Con todo arreglado en el albergue y librado del mochilón me dirigí hacia la Catedral, al entrar a la plaza del Obradoiro recordé con ilusión cuando estuve en aquel mismo lugar años atrás, me puse a recorrer todo aquello que vagamente recordaba y me encantó, vi al famoso abuelete disfrazado de peregrino que se echa fotos con los turistas y finalmente entré en la abarrotada Catedral, a rebosar de gente, y el Santo Dos Croques, donde tradicionalmente se pedía un deseo dando cabezazos a una figura, en restauración. Al terminar mi visita salí a la ciudad a dar una vuelta, me metí en una cafetería a echar un cafelito, sentado leyendo el periódico o jugueteando con las cartas. Junto a mí había unos chavales jugando al mús, cuando me vieron sacar las cartas comenzaron a mirarme todos de reojo y medio riéndose, bastó con un par de florituras para que apartaran la vista y siguieran a su juego, seguramente les quité las ganas de invitarme a la partida.



Tras dar varias vueltas por la ciudad mirando tiendas cené algo en un bar y me tomé unas cuantas cervezas, seguramente más de la cuenta, pero... ¡qué demonios! Estaba de celebración al fin y al cabo, aunque mi peregrinaje aún no había llevado a su fin, o, al menos no lo sentía así.
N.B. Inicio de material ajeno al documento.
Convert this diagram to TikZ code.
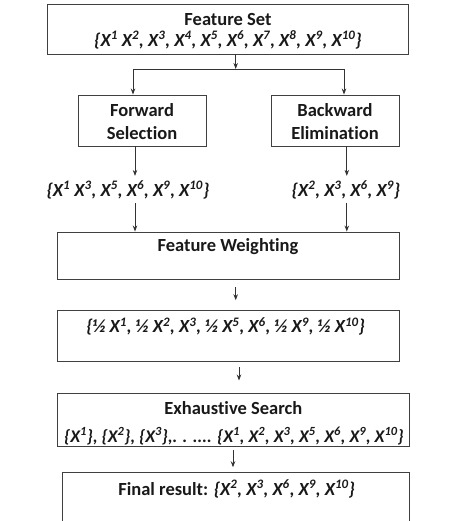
\documentclass[tikz,border=0pt]{standalone}
\usepackage{fontspec}
\setmainfont[RawFeature={-liga;-clig}]{Carlito}
\usetikzlibrary{arrows.meta}
\newcommand{\Xsup}[1]{X\textsuperscript{#1}}
\tikzset{
  box/.style={draw=black!75, line width=0.9bp, rectangle, inner sep=0pt},
  txt/.style={font=\fontsize{18.5bp}{22.5bp}\selectfont\bfseries, inner sep=1bp, text=black!90, align=center},
  settxt/.style={txt, font=\fontsize{18.5bp}{22.5bp}\selectfont\bfseries\itshape},
  arr/.style={draw=black!80, line width=0.8bp, -{Stealth[length=6bp,width=4.5bp]}},
  ln/.style={draw=black!80, line width=0.8bp}
}
\begin{document}
\begin{tikzpicture}[x=1bp,y=-1bp]
\useasboundingbox (0,0) rectangle (474,521);
% boxes
\node[box, minimum width=361bp, minimum height=50bp] (fs) at (227.8,29) {};
\node[box, minimum width=127.7bp, minimum height=51bp] (fwd) at (142.2,120.5) {};
\node[box, minimum width=128.3bp, minimum height=51bp] (bwd) at (335.2,120.5) {};
\node[box, minimum width=342bp, minimum height=47bp] (fw) at (228.3,255.5) {};
\node[box, minimum width=342bp, minimum height=50.3bp] (wt) at (228.3,335.8) {};
\node[box, minimum width=352bp, minimum height=53.7bp] (ex) at (233.3,419.8) {};
\node[box, minimum width=346.3bp, minimum height=80bp] (fin) at (235.8,512.7) {};
% texts
\node[txt] (fst) at (228,20) {Feature Set};
\node[settxt] (fss) at (228,40) {\{\Xsup{1} \Xsup{2}, \Xsup{3}, \Xsup{4}, \Xsup{5}, \Xsup{6}, \Xsup{7}, \Xsup{8}, \Xsup{9}, \Xsup{10}\}};
\node[txt] (fwdt) at (142,121.5) {Forward\\Selection};
\node[txt] (bwdt) at (335,121.5) {Backward\\Elimination};
\node[settxt] (fwds) at (128,190) {\{\Xsup{1} \Xsup{3}, \Xsup{5}, \Xsup{6}, \Xsup{9}, \Xsup{10}\}};
\node[settxt] (bwds) at (346,190) {\{\Xsup{2}, \Xsup{3}, \Xsup{6}, \Xsup{9}\}};
\node[txt] (fwt) at (228,247) {Feature Weighting};
\node[settxt] (wts) at (225.7,326.7) {\{½ \Xsup{1}, ½ \Xsup{2}, \Xsup{3}, ½ \Xsup{5}, \Xsup{6}, ½ \Xsup{9}, ½ \Xsup{10}\}};
\node[txt] (ext) at (233.3,408) {Exhaustive Search};
\node[settxt, font=\fontsize{17.8bp}{22.5bp}\selectfont\bfseries\itshape] (exs) at (234,436) {\{\Xsup{1}\}, \{\Xsup{2}\}, \{\Xsup{3}\},. . .... \{\Xsup{1}, \Xsup{2}, \Xsup{3}, \Xsup{5}, \Xsup{6}, \Xsup{9}, \Xsup{10}\}};
\node[txt] (fint) at (236.7,489) {Final result: {\itshape\{\Xsup{2}, \Xsup{3}, \Xsup{6}, \Xsup{9}, \Xsup{10}\}}};
% column coordinates
\coordinate (cM) at (235.7,69);
\coordinate (cL) at (133,69);
\coordinate (cR) at (344,69);
\coordinate (dL) at (135,0);
\coordinate (dR) at (346.8,0);
\coordinate (eM) at (235.7,0);
\coordinate (gM) at (239,0);
\coordinate (hM) at (233,0);
% connectors
\draw[arr] (fs.south -| cM) -- (cM);
\draw[ln] (cL) -- (cR);
\draw[arr] (cL) -- (fwd.north -| cL);
\draw[arr] (cR) -- (bwd.north -| cR);
\draw[arr, shorten >=4bp] (fwd.south -| dL) -- (fwds.north -| dL);
\draw[arr, shorten >=4bp] (bwd.south -| dR) -- (bwds.north -| dR);
\draw[arr, shorten <=3bp] (fwds.south -| dL) -- (fw.north -| dL);
\draw[arr, shorten <=3bp] (bwds.south -| dR) -- (fw.north -| dR);
\draw[arr, shorten <=8bp, shorten >=10bp] (fw.south -| eM) -- (wt.north -| eM);
\draw[arr, shorten <=6bp, shorten >=12bp] (wt.south -| gM) -- (ex.north -| gM);
\draw[arr, shorten <=3bp, shorten >=5bp] (ex.south -| hM) -- (fin.north -| hM);
\end{tikzpicture}
\end{document}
Ya de noche, antes de que cerraran las puertas, volví al albergue, en cuya entrada unos muchachos de más o menos mi edad hablaban mientras fumaban un cigarro, me senté a acompañarlos, tras lo cual di buenas noches a la Catedral iluminada al fondo y me fui a mi esquinita tras el laberinto de habitaciones a dormir plácidamente.